Nacho Alonso, periodista económico de larga trayectoria, me comentaba hace poco que, en su opinión, hay dos motivos básicos para el cambio de trayectoria. Por un lado, las expectativas de poder. Ahí se puede ir tan lejos como se quiera pensando en todas las posibilidades de influencia – positiva o no – que el poder permite. Y, de otra parte, el desasosiego por mantener “el puesto de trabajo”, considerando el cargo político como propio, una visión ésta demasiado extendida entre un sector de los políticos habituados a no desempeñar otra actividad, que desvirtúa la propia naturaleza de servicio público que aquella tiene.

Todo vale

Ambas razones podrían explicar el día después de unas elecciones, esa lucha cainita por conseguir el sillón, que adopta toda serie de artimañas, alentadas por las quinielas que ya en estas fechas empiezan a correr por los medios informativos. El problema es que no termina ahí. Se da al candidato oficial por muerto o se le mata ofreciendo alternativas. Si a la vez se deja caer alguna información lesiva para el rival a batir, aunque sea descabellada, mejor que mejor. Todo vale, difamar o arruinar la carrera de un profesional.  Horadando la credibilidad de una parte y planteando que es vulnerable dado que hay otras personas impecables para realizar el relevo, se pretende menoscabar la confianza de quien debe realizar el nombramiento, aportando alternativas entre las que se encuentra la que se desea conseguir.

En paralelo se “filtran” nombres de posibles buenos cargos para con tenacidad, quemarlos y eliminarlos del juego y, mientras, el tapado, el político que de verdad interesa que se encumbre por lo que arrastra alrededor o por las posibles influencias prometidas, aguarda en silencio hasta que llegue el momento de aparecer.

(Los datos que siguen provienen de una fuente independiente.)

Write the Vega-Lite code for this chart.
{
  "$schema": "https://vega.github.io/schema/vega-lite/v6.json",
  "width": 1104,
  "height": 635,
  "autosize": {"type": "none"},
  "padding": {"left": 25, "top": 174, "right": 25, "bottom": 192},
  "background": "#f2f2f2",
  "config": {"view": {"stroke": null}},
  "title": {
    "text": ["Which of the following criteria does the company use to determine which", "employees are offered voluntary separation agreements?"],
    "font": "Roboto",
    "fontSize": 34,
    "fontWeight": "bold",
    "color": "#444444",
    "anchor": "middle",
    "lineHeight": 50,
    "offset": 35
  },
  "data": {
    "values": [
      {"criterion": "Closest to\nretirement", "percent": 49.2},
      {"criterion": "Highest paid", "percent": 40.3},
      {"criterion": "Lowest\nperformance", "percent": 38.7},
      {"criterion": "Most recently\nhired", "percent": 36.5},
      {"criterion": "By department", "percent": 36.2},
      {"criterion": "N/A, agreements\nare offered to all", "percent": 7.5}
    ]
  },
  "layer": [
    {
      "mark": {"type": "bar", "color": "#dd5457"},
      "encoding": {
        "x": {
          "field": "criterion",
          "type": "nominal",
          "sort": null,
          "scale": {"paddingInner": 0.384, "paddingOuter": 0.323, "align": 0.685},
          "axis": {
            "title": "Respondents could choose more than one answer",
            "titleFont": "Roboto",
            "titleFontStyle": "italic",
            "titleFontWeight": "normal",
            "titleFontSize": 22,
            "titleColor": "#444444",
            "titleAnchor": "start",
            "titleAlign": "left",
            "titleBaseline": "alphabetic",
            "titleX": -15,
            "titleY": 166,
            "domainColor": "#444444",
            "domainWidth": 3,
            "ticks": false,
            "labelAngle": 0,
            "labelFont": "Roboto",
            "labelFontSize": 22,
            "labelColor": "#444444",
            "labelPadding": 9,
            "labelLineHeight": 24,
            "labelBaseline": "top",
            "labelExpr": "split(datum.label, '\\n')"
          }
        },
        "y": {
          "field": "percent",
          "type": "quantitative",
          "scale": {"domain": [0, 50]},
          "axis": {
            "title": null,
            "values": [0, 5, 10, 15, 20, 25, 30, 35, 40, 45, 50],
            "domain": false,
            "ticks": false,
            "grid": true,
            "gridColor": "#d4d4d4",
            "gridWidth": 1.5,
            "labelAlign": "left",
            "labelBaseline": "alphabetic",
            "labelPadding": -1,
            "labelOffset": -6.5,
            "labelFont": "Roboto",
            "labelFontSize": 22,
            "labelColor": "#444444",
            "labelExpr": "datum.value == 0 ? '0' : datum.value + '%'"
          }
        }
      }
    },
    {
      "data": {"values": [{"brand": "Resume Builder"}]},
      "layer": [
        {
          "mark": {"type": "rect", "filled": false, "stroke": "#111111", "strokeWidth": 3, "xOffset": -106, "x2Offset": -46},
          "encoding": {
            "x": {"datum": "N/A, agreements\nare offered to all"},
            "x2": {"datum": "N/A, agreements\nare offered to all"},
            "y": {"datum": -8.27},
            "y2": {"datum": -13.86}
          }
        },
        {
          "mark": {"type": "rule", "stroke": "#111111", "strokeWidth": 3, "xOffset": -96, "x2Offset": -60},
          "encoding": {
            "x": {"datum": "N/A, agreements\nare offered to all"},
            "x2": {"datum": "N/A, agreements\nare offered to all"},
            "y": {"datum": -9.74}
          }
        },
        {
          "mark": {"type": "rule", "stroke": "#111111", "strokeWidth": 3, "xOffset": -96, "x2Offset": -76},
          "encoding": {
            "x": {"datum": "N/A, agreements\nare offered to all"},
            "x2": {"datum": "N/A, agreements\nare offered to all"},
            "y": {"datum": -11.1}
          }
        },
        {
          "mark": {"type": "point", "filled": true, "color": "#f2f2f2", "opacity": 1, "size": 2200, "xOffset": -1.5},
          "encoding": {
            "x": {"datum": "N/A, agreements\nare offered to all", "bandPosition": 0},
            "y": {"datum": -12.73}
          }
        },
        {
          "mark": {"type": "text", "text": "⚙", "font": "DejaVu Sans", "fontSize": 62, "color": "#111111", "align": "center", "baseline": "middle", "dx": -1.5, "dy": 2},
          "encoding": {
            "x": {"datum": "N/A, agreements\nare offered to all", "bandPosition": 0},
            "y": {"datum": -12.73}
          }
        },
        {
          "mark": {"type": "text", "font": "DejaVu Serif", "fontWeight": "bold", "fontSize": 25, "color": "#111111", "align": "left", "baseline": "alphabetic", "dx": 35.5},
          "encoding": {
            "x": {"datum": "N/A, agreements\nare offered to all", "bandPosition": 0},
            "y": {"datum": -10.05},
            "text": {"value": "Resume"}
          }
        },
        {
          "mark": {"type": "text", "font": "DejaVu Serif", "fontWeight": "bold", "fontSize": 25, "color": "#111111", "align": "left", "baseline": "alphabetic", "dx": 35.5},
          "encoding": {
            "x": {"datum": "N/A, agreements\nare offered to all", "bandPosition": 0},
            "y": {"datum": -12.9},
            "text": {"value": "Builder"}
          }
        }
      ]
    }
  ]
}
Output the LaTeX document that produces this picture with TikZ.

Con brillante claridad lo dejó escrito el compositor, músico, dramaturgo y cineasta argentino Enrique Santos Discépolo, en la letra de su tango Cambalache:

Hoy resulta que es lo mismo

Ser derecho que traidor

Ignorante, sabio, chorro

Generoso o estafador

¡Todo es igual!

¡Nada es mejor!

Esto está ocurriendo y ocurrirá en todos los niveles, con más intensidad según se acerque la investidura del presidente del Gobierno, sus homólogos autonómicos y alcaldes. Aquí, la transparencia debería ser la norma. Pero al no ser así, cada vez confiaremos menos en unas instituciones que no dan cobertura a la verdadera finalidad que cualquier designación comporta, la de desempeñar cabalmente la función de que se trate. Todo lo demás, es un mero cambalache.